Member of the Legislative Assembly of Prince Edward Island for York-Oyster Bed
- In office June 12, 2007 – February 23, 2015
- Preceded by: Jamie Ballem
- Succeeded by: Wade MacLauchlan

Personal details
- Born: November 27, 1961 (age 64) York, Prince Edward Island, Canada
- Party: Liberal

= Robert Vessey (Canadian politician) =

Canadian politician

Robert Vessey (born 27 November 1961) is a Canadian politician. He was elected to the Legislative Assembly of Prince Edward Island in the 2007 provincial election and represented the electoral district of York-Oyster Bed as a member of the Liberal Party until 2015.

Vessey was previously the Liberal candidate in Stanhope-East Royalty in the 2003 election.

In June 2007, Vessey was named Government House Leader. In January 2010, Vessey was appointed to the Executive Council of Prince Edward Island as Minister of Tourism. Following his re-election in the 2011 election, Vessey was moved to Minister of Transportation and Infrastructure Renewal.

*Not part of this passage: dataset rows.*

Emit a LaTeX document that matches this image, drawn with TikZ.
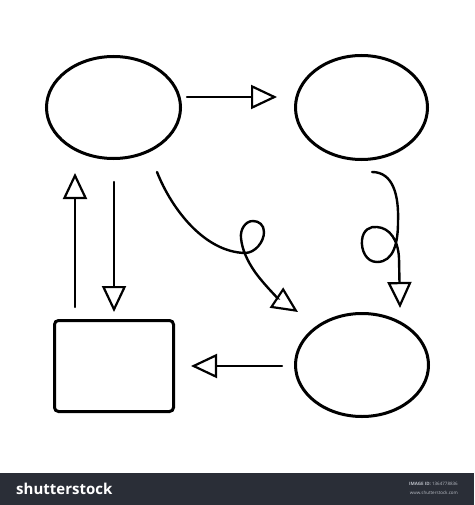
\documentclass[tikz,border=0pt]{standalone}
\usepackage{fontspec}
\newfontfamily\footfont{Open Sans}
\usetikzlibrary{shapes.geometric,arrows.meta}
\definecolor{barcol}{HTML}{2A2E37}
\definecolor{idcol}{HTML}{B8BCC4}
\tikzset{
  bubble/.style={ellipse, draw=black, line width=3pt, inner sep=0pt},
  boxnode/.style={rectangle, draw=black, line width=3pt, rounded corners=4pt, inner sep=0pt},
  arr/.style={line width=2.4pt, line cap=round, -{Triangle[open, length=26pt, width=24pt, line width=2.2pt]}},
}
\begin{document}
\begin{tikzpicture}[x=1pt,y=-1pt]
\path[use as bounding box, fill=white] (0,0) rectangle (474,505);
% nodes
\node[bubble, minimum width=134pt, minimum height=102pt] (tl) at (113.5,107.5) {};
\node[bubble, minimum width=132pt, minimum height=104pt] (tr) at (361.5,107.5) {};
\node[bubble, minimum width=133pt, minimum height=103pt] (br) at (362,365) {};
\node[boxnode, minimum width=119pt, minimum height=91pt] (bl) at (114,366) {};
% connector ends
\coordinate (a1s) at (187,97);  \coordinate (a1e) at (277,97);
\coordinate (a2s) at (75,307);  \coordinate (a2e) at (75,173);
\coordinate (a3s) at (114,182); \coordinate (a3e) at (114,312);
\coordinate (a4s) at (282,366); \coordinate (a4e) at (191,366);
\coordinate (a5s) at (157,172); \coordinate (a5e) at (298,312);
\coordinate (a6s) at (372,172); \coordinate (a6e) at (400,308);
% straight connectors
\draw[arr] (a1s) -- (a1e);
\draw[arr] (a2s) -- (a2e);
\draw[arr] (a3s) -- (a3e);
\draw[arr] (a4s) -- (a4e);
% looped connector, middle
\draw[arr] (a5s) .. controls (172,210) and (205,252) .. (245,253)
  .. controls (255,253) and (264,242) .. (264,232)
  .. controls (264,225) and (259,221) .. (253,221)
  .. controls (245,221) and (240,230) .. (241,238)
  .. controls (242,250) and (248,262) .. (255,272)
  .. controls (265,286) and (280,300) .. (a5e);
% looped connector, right
\draw[arr] (a6s) .. controls (393,172) and (399,195) .. (398,222)
  .. controls (398,242) and (394,262) .. (377,262)
  .. controls (366,262) and (361,250) .. (362,240)
  .. controls (363,230) and (370,226) .. (377,227)
  .. controls (390,228) and (398,240) .. (399,258)
  -- (a6e);
% footer bar
\fill[barcol] (0,473) rectangle (474,505);
\node[anchor=west, text=white, font=\footfont\bfseries\fontsize{15}{16}\selectfont, inner sep=0pt] (logo) at (16,489) {shutterstock};
\node[anchor=east, text=idcol, font=\footfont\fontsize{4.5}{5}\selectfont, inner sep=0pt] (imgid) at (458,484) {\textbf{IMAGE ID:} 1364778836};
\node[anchor=east, text=idcol, font=\footfont\fontsize{4.5}{5}\selectfont, inner sep=0pt] (www) at (458,493) {www.shutterstock.com};
\end{tikzpicture}
\end{document}
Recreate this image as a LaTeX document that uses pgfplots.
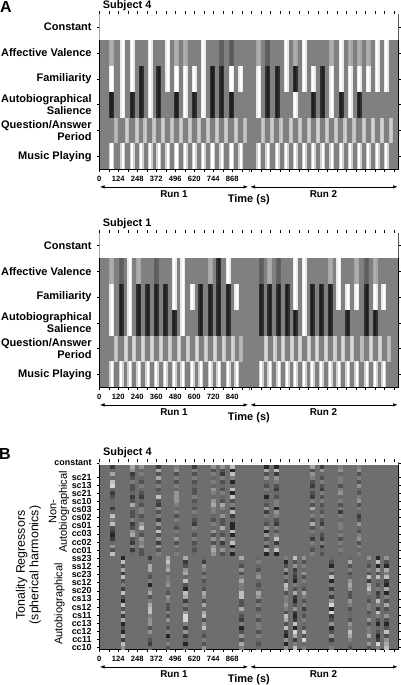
\documentclass[border=0pt]{standalone}
\usepackage{fontspec}
\setmainfont{Liberation Sans}
\usepackage{pgfplots}
\usepackage{pgfplotstable}
\pgfplotsset{compat=1.18}
\usetikzlibrary{arrows.meta}

\pgfdeclareplotmark{cell}{%
  \pgfpathrectangle{\pgfpoint{-\pgfplotmarksize}{-\pgfplotmarksize}}{\pgfpoint{2\pgfplotmarksize}{2\pgfplotmarksize}}%
  \pgfusepathqfill}

% t = centre of the music excerpt (s); gray levels of the regressors
\pgfplotstableread{
t AV Fam Auto Q
79.6 .68 1 .12 .72
153.4 1 1 1 .8
214.7 1 1 .12 .8
272.1 .5 .12 .12 .8
330.9 1 1 1 .8
387.6 .5 .12 .12 .8
446.4 1 1 .5 .78
503.8 .68 1 .12 .8
561.2 .68 1 1 .8
620 .5 1 .12 .8
678.7 1 1 1 .8
738.7 .5 .12 .12 .8
798.8 .36 .12 .12 .8
862.7 .36 1 .12 .8
923.4 .5 1 .5 .76
1040.2 .68 1 1 .78
1099 .36 .12 .12 .8
1159.7 .5 .12 .12 .8
1219.7 1 1 .5 .8
1279.1 .68 .12 1 .8
1337.9 1 1 .5 .8
1396.6 .5 1 .12 .82
1457.9 .5 .12 .12 .8
1516.7 .68 1 1 .8
1577.4 1 1 .12 .82
1636.1 .68 1 1 .8
1696.8 .68 1 .12 .8
1755.5 .68 1 .5 .82
1814.3 1 1 .5 .82
1873 1 1 .5 .8
}\Sfour
\pgfplotstableread{
t AV Fam Auto Q
78.9 .68 1 1 .78
138.3 .36 .12 .12 .84
192.6 1 1 1 .84
249.5 .68 .12 .12 .84
305.7 .5 .12 .12 .84
360 .36 .12 .12 .84
415 .5 .12 .12 .84
473.7 1 1 .12 .84
528.6 1 1 1 .84
587.4 .5 1 .5 .84
642.3 .5 .12 .12 .84
701 .68 .12 .12 .84
756 .14 .12 .12 .84
812.9 1 .12 .12 .84
867.8 .5 1 .5 .72
1023.2 .36 .12 .12 .84
1078.1 .68 .12 .12 .84
1133.1 .36 .12 .12 .84
1187.4 .5 .12 .12 .84
1238 1 1 .12 .84
1294.8 1 1 1 .84
1345.3 .5 .12 .12 .84
1402.2 .5 .12 .12 .84
1457.1 .68 .12 .12 .84
1512 1 1 .5 .84
1568.9 .5 1 .12 .84
1627.6 .68 1 .5 .76
1688.9 .36 .12 .12 .84
1743.2 .68 1 .12 .84
1798.1 .5 1 .5 .76
}\Sone

% Panel B: gray level x 10 at 24 heights, one column per excerpt
\pgfplotstableread{
y a b c d e f g h i j k l m n o
23.24 2 7 6 2 5 2 6 6 8 1 1 7 2 5 5
22.77 4 6 4 7 6 5 3 3 1 7 8 3 6 6 6
22.31 7 2 5 3 3 3 5 2 8 3 2 6 4 4 3
21.84 4 3 4 7 5 5 4 5 5 6 6 5 3 5 5
21.37 8 5 3 3 3 3 5 3 1 4 5 3 5 5 3
20.90 9 3 5 5 5 4 4 4 4 3 3 2 3 3 6
20.44 4 3 4 3 4 3 6 3 8 5 2 4 2 5 4
19.97 2 4 3 4 6 3 5 5 1 4 4 3 5 6 3
19.50 3 2 2 8 6 5 4 4 8 1 3 2 3 4 5
19.03 4 3 4 3 6 3 6 3 3 4 5 5 5 5 6
18.57 4 7 3 2 5 4 7 7 5 3 5 3 3 3 3
18.10 2 4 5 6 4 3 5 5 2 6 1 7 4 5 5
17.63 4 3 5 3 5 5 5 4 8 2 6 4 3 2 4
17.16 8 3 3 5 3 4 4 6 2 5 5 5 5 5 2
16.70 5 5 4 2 5 3 3 3 4 4 3 3 3 4 3
16.23 8 2 6 6 4 2 5 3 1 3 2 7 2 5 6
15.76 3 3 8 3 3 5 4 7 1 6 5 3 5 5 4
15.29 2 6 4 8 5 4 6 4 8 1 3 5 4 4 3
14.83 1 7 3 3 4 3 3 3 1 6 5 4 3 5 5
14.36 2 3 6 6 6 5 6 6 5 3 8 2 2 3 6
13.89 4 2 5 2 3 3 3 2 8 5 2 5 5 5 3
13.42 6 5 6 6 5 4 6 4 1 2 5 4 2 4 5
12.96 3 2 3 3 4 3 7 6 5 7 8 3 4 5 4
12.49 8 4 3 5 5 4 6 3 1 1 1 5 3 4 5
}\Upper
\pgfplotstableread{
y a b c d e f g h i j k l m n o
12.03 1 2 7 7 4 7 4 5 8 6 4 4 6 1 6
11.55 8 4 8 2 2 4 5 1 3 3 3 7 4 8 3
11.07 3 7 6 3 6 3 4 3 6 5 1 3 3 1 1
10.59 7 7 7 6 5 6 3 6 2 4 5 5 5 7 7
10.11 2 4 4 7 3 3 5 2 3 6 3 3 3 3 5
9.63 8 3 5 4 5 5 6 5 2 3 8 4 8 8 8
9.15 3 5 5 8 3 7 4 3 1 5 1 6 2 4 2
8.67 5 1 6 3 4 5 3 8 5 4 5 7 7 3 1
8.19 2 5 4 1 3 5 4 7 3 3 2 6 8 5 7
7.71 8 7 3 8 7 8 7 3 7 7 5 3 5 2 1
7.23 3 3 6 7 6 8 6 5 2 5 2 3 4 3 5
6.75 1 5 5 2 3 3 3 5 1 3 6 6 3 8 3
6.27 8 7 3 5 7 3 5 6 3 5 9 5 5 5 7
5.79 3 8 3 3 4 7 3 5 6 2 1 3 5 2 3
5.31 7 8 5 6 7 4 4 3 2 4 9 4 3 8 4
4.83 2 5 3 9 8 3 5 8 1 3 2 4 4 5 6
4.35 7 6 6 9 3 2 3 7 2 5 3 3 6 3 3
3.87 1 6 4 5 6 5 5 3 8 4 6 6 3 1 1
3.39 3 3 3 2 8 1 5 8 1 3 1 5 5 4 3
2.91 1 6 5 6 4 3 3 2 9 8 3 8 5 3 8
2.43 7 4 1 2 3 6 5 1 7 3 6 7 7 1 3
1.95 2 3 4 4 5 3 4 6 2 9 2 5 4 2 6
1.47 8 2 5 1 3 7 3 1 5 4 4 4 6 9 7
0.99 6 4 3 4 6 5 4 6 8 5 5 3 3 5 8
}\Lower

\pgfplotsset{
  colormap={bw}{gray(0cm)=(0); gray(1cm)=(1)},
  every axis/.append style={
    scale only axis, anchor=south west, width=299pt, xmin=0,
    axis line style={line width=.4pt}, tick style={black,line width=.4pt},
    tick align=outside, major tick length=2.6pt,
    xtick pos=both, ytick pos=both,
    xticklabel pos=bottom, yticklabel pos=left,
    colormap name=bw, point meta min=0, point meta max=1,
    xticklabel style={font=\fontsize{7.6}{8}\selectfont\bfseries, yshift=-1.2pt},
  },
  rects/.style 2 args={scatter, only marks, mark=cell, mark size=1pt,
    point meta=explicit,
    scatter/use mapped color={draw=mapped color, fill=mapped color},
    mark options={xscale=#1, yscale=#2}},
  panelA/.style={
    height=#1, ymin=0, ymax=6,
    axis background/.style={fill=black!50},
    ytick={.5,1.5,2.5,3.5,4.5,5.5},
    yticklabels={Music Playing,{Question/Answer\\Period},{Autobiographical\\Salience},Familiarity,Affective Valence,Constant},
    yticklabel style={align=right, font=\fontsize{11}{12}\selectfont\bfseries, xshift=-1.6pt},
  },
}

\newcommand\regressors[1]{%
  \addplot[fill=white, draw=none] coordinates {(0,5) (2000,5) (2000,6) (0,6)} -- cycle;
  \addplot[rects={2.5}{12.97}] table[x=t, y expr=4.5, meta expr={.5+(\thisrow{AV}-.5)*.82}] {#1};
  \addplot[rects={1.1}{12.97}] table[x=t, y expr=4.5, meta=AV] {#1};
  \addplot[rects={2.5}{12.97}] table[x=t, y expr=3.5, meta expr={.5+(\thisrow{Fam}-.5)*.82}] {#1};
  \addplot[rects={1.1}{12.97}] table[x=t, y expr=3.5, meta=Fam] {#1};
  \addplot[rects={2.5}{12.97}] table[x=t, y expr=2.5, meta expr={.5+(\thisrow{Auto}-.5)*.82}] {#1};
  \addplot[rects={1.1}{12.97}] table[x=t, y expr=2.5, meta=Auto] {#1};
  \addplot[rects={2.0}{12.97}] table[x expr=\thisrow{t}+29, y expr=1.5, meta expr=.5+(\thisrow{Q}-.5)*.82] {#1};
  \addplot[rects={.9}{12.97}] table[x expr=\thisrow{t}+29, y expr=1.5, meta=Q] {#1};
  \addplot[rects={2.5}{12.97}] table[x=t, y expr=.5, meta expr=.82] {#1};
  \addplot[rects={1.1}{12.97}] table[x=t, y expr=.5, meta expr=1] {#1};
}
\newcommand\ev[4]{\addplot[rects={2.3}{#4}] table[x expr=#2, y=y, meta expr=.43+(\thisrow{#3}/10-.43)*.85] {#1};}

\newcommand\below[1]{%
  \draw[line width=.4pt] (248.8pt,-#1pt-3pt) -- (250pt,-#1pt);
  \draw[{Latex[length=4.5pt,width=3.4pt]}-{Latex[length=4.5pt,width=3.4pt]}, line width=.5pt] (100pt,-#1pt-17.6pt) -- (248pt,-#1pt-17.6pt);
  \draw[{Latex[length=4.5pt,width=3.4pt]}-{Latex[length=4.5pt,width=3.4pt]}, line width=.5pt] (250.5pt,-#1pt-17.6pt) -- (397.5pt,-#1pt-17.6pt);
  \node[font=\fontsize{9.9}{10}\selectfont\bfseries] at (174pt,-#1pt-24.6pt) {Run 1};
  \node[font=\fontsize{9.9}{10}\selectfont\bfseries] at (323.5pt,-#1pt-24.6pt) {Run 2};
  \node[font=\fontsize{11}{11}\selectfont\bfseries] at (248.8pt,-#1pt-30pt) {Time (s)};
}

\begin{document}
\begin{tikzpicture}
\useasboundingbox (0pt,0pt) rectangle (401pt,-685pt);

% ---------- Panel A, Subject 4
\begin{axis}[at={(99.3pt,-169.3pt)}, panelA=155.3pt, xmax=1951,
  xtick={0,62,...,1922},
  xticklabels={0,,124,,248,,372,,496,,620,,744,,868,,,,,,,,,,,,,,,,,}]
\regressors{\Sfour}
\end{axis}
\node[anchor=west, inner sep=0pt, font=\fontsize{10.9}{11}\selectfont\bfseries] at (102.7pt,-5.4pt) {Subject 4};
\node[font=\fontsize{16}{16}\selectfont\bfseries] at (6pt,-6.6pt) {A};
\below{169.3}

% ---------- Panel A, Subject 1
\begin{axis}[at={(99.3pt,-387.3pt)}, panelA=154.6pt, xmax=1888.5,
  xtick={0,60,...,1860},
  xticklabels={0,,120,,240,,360,,480,,600,,720,,840,,,,,,,,,,,,,,,,,}]
\regressors{\Sone}
\end{axis}
\node[anchor=west, inner sep=0pt, font=\fontsize{10.9}{11}\selectfont\bfseries] at (102.7pt,-224pt) {Subject 1};
\below{387.3}

% ---------- Panel B
\begin{axis}[at={(99.3pt,-649.3pt)}, height=187.3pt, xmax=1951,
  ymin=0.8, ymax=23.84,
  axis background/.style={fill=black!57},
  xtick={0,62,...,1922},
  xticklabels={0,,124,,248,,372,,496,,620,,744,,868,,,,,,,,,,,,,,,,,},
  ytick={1,2,...,22,23.75},
  yticklabels={cc10,cc11,cc12,cc13,cs11,cs12,cs13,sc20,sc12,sc23,ss12,ss23,cc01,cc02,cc03,cs01,cs02,cs03,sc10,sc21,sc13,sc21,constant},
  yticklabel style={font=\fontsize{8.9}{9}\selectfont\bfseries, xshift=-1.6pt},
]
\addplot[fill=white, draw=none] coordinates {(0,23.45) (2000,23.45) (2000,24) (0,24)} -- cycle;
\ev{\Upper}{87.4}{a}{2.0}\ev{\Upper}{215.4}{b}{2.0}\ev{\Upper}{276.7}{c}{2.0}\ev{\Upper}{387.6}{d}{2.0}\ev{\Upper}{505.1}{e}{2.0}
\ev{\Upper}{622.6}{f}{2.0}\ev{\Upper}{744}{g}{2.0}\ev{\Upper}{802.7}{h}{2.0}\ev{\Upper}{868}{i}{2.0}\ev{\Upper}{1092.5}{j}{2.0}
\ev{\Upper}{1157.7}{k}{2.0}\ev{\Upper}{1392.6}{l}{2.0}\ev{\Upper}{1453.4}{m}{2.0}\ev{\Upper}{1575.4}{n}{2.0}\ev{\Upper}{1694.8}{o}{2.0}
\ev{\Lower}{154.7}{a}{2.05}\ev{\Lower}{330.9}{b}{2.05}\ev{\Lower}{448.3}{c}{2.05}\ev{\Lower}{563.9}{d}{2.05}\ev{\Lower}{683.3}{e}{2.05}
\ev{\Lower}{929.3}{f}{2.05}\ev{\Lower}{1037.6}{g}{2.05}\ev{\Lower}{1218.4}{h}{2.05}\ev{\Lower}{1277.2}{i}{2.05}\ev{\Lower}{1335.9}{j}{2.05}
\ev{\Lower}{1516.7}{k}{2.05}\ev{\Lower}{1636.1}{l}{2.05}\ev{\Lower}{1760.1}{m}{2.05}\ev{\Lower}{1818.8}{n}{2.05}\ev{\Lower}{1875.6}{o}{2.05}
\end{axis}
\node[anchor=west, inner sep=0pt, font=\fontsize{10.9}{11}\selectfont\bfseries] at (103pt,-452.4pt) {Subject 4};
\node[font=\fontsize{16}{16}\selectfont\bfseries] at (5pt,-453.6pt) {B};
\below{649.3}
\node[rotate=90, align=center, font=\fontsize{12.4}{13.6}\selectfont] at (28.4pt,-565pt) {Tonality Regressors\\(spherical harmonics)};
\node[rotate=90, align=center, font=\fontsize{11}{10.4}\selectfont] at (59pt,-512pt) {Non-\\Autobiographical};
\node[rotate=90, font=\fontsize{11}{10.4}\selectfont] at (59.5pt,-604pt) {Autobiographical};
\end{tikzpicture}
\end{document}
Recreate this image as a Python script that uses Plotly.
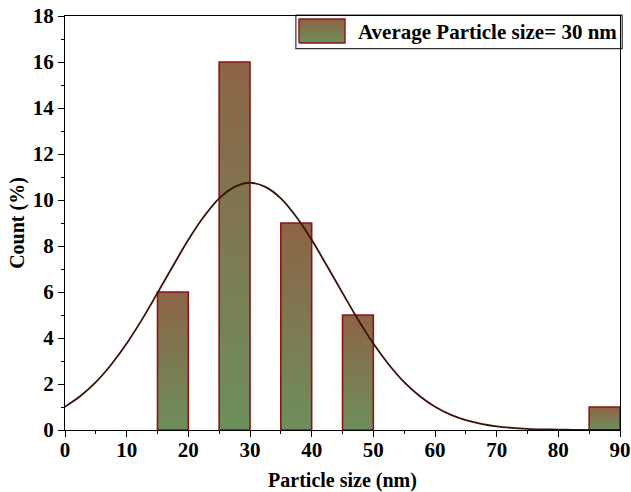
import plotly.graph_objects as go

# Data
bin_left = [15, 25, 35, 45, 85]
bin_width = 5
counts = [6, 16, 9, 5, 1]
fit_x = [0, 2.5, 5, 7.5, 10, 12.5, 15, 17.5, 20, 22.5, 25, 27.5, 30, 32.5, 35, 37.5, 40,
         42.5, 45, 47.5, 50, 52.5, 55, 57.5, 60, 62.5, 65, 67.5, 70, 72.5, 75, 77.5, 80,
         82.5, 85, 87.5, 90]
fit_y = [1.01, 1.48, 2.08, 2.85, 3.76, 4.81, 5.96, 7.13, 8.27, 9.27, 10.07, 10.57, 10.75,
         10.57, 10.07, 9.27, 8.27, 7.13, 5.96, 4.81, 3.76, 2.85, 2.08, 1.48, 1.01, 0.67,
         0.43, 0.27, 0.16, 0.094, 0.053, 0.029, 0.015, 0.008, 0.004, 0.002, 0.001]
legend_text = "Average Particle size= 30 nm"

GREEN = "#6d8f5c"
BROWN = "#8d6446"
EDGE = "#8b1414"
FONT = "Liberation Serif"

fig = go.Figure()

for l, v in zip(bin_left, counts):
    r = l + bin_width
    fig.add_trace(go.Scatter(
        x=[l, l, r, r, l], y=[0, v, v, 0, 0],
        mode="lines", fill="toself",
        line=dict(color=EDGE, width=1.6),
        fillgradient=dict(type="vertical", colorscale=[[0, GREEN], [1, BROWN]]),
        showlegend=False, hoverinfo="skip",
    ))

fig.add_trace(go.Scatter(
    x=fit_x, y=fit_y, mode="lines",
    line=dict(color="#3a1208", width=1.8, shape="spline", smoothing=0.8),
    showlegend=False, hoverinfo="skip",
))

# Legend swatch on an overlay axis (fractions of the plot area)
sw_x0, sw_x1, sw_y0, sw_y1 = 0.4216, 0.5045, 0.9348, 0.9928
fig.add_trace(go.Scatter(
    x=[sw_x0, sw_x0, sw_x1, sw_x1, sw_x0], y=[sw_y0, sw_y1, sw_y1, sw_y0, sw_y0],
    xaxis="x2", yaxis="y2", mode="lines", fill="toself",
    line=dict(color=EDGE, width=1.4),
    fillgradient=dict(type="vertical", colorscale=[[0, GREEN], [1, BROWN]]),
    showlegend=False, hoverinfo="skip",
))

fig.add_shape(type="rect", xref="paper", yref="paper",
              x0=0.416, x1=1.004, y0=0.921, y1=1.002,
              line=dict(color="#333333", width=1.2), fillcolor="rgba(0,0,0,0)", layer="below")
fig.add_annotation(xref="paper", yref="paper", x=0.524, y=0.961,
                   xanchor="left", yanchor="middle", showarrow=False,
                   text=legend_text,
                   font=dict(family=FONT, size=21, color="black", weight="bold"))

tickfont = dict(family=FONT, size=21, color="black", weight="bold")
titlefont = dict(family=FONT, size=20, color="black", weight="bold")

fig.update_layout(
    width=631, height=492,
    margin=dict(l=65, r=11, t=16, b=62, autoexpand=False),
    paper_bgcolor="white", plot_bgcolor="white",
    showlegend=False,
    xaxis=dict(
        range=[0, 90], tickmode="linear", tick0=0, dtick=10,
        ticks="outside", ticklen=6, tickwidth=1.2, tickcolor="black",
        minor=dict(dtick=5, ticks="outside", ticklen=3, tickwidth=1.2, tickcolor="black"),
        showline=True, linecolor="black", linewidth=1.3, mirror=True,
        showgrid=False, zeroline=False, automargin=False,
        tickfont=tickfont, ticklabelstandoff=-5,
        title=dict(text="Particle size (nm)", font=titlefont, standoff=14),
    ),
    yaxis=dict(
        range=[0, 18], tickmode="linear", tick0=0, dtick=2,
        ticks="outside", ticklen=6, tickwidth=1.2, tickcolor="black",
        minor=dict(dtick=1, ticks="outside", ticklen=3, tickwidth=1.2, tickcolor="black"),
        showline=True, linecolor="black", linewidth=1.3, mirror=True,
        showgrid=False, zeroline=False, automargin=False,
        tickfont=tickfont,
        title=dict(text="Count (%)", font=titlefont, standoff=2),
    ),
    xaxis2=dict(overlaying="x", range=[0, 1], visible=False, fixedrange=True),
    yaxis2=dict(overlaying="y", range=[0, 1], visible=False, fixedrange=True),
)

fig.write_html("out.html")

On February 20, 2015, Vessey announced that he would resign his seat in the legislature to take a position as chief of staff to Wade MacLauchlan upon MacLauchlan's appointment and swearing-in as Premier of Prince Edward Island on February 23. His resignation opened a seat for MacLauchlan, who was not a sitting member of the legislature at that time, to run for the seat in the election in May 2015. MacLauchlan won the seat in the 2015 general election on May 4.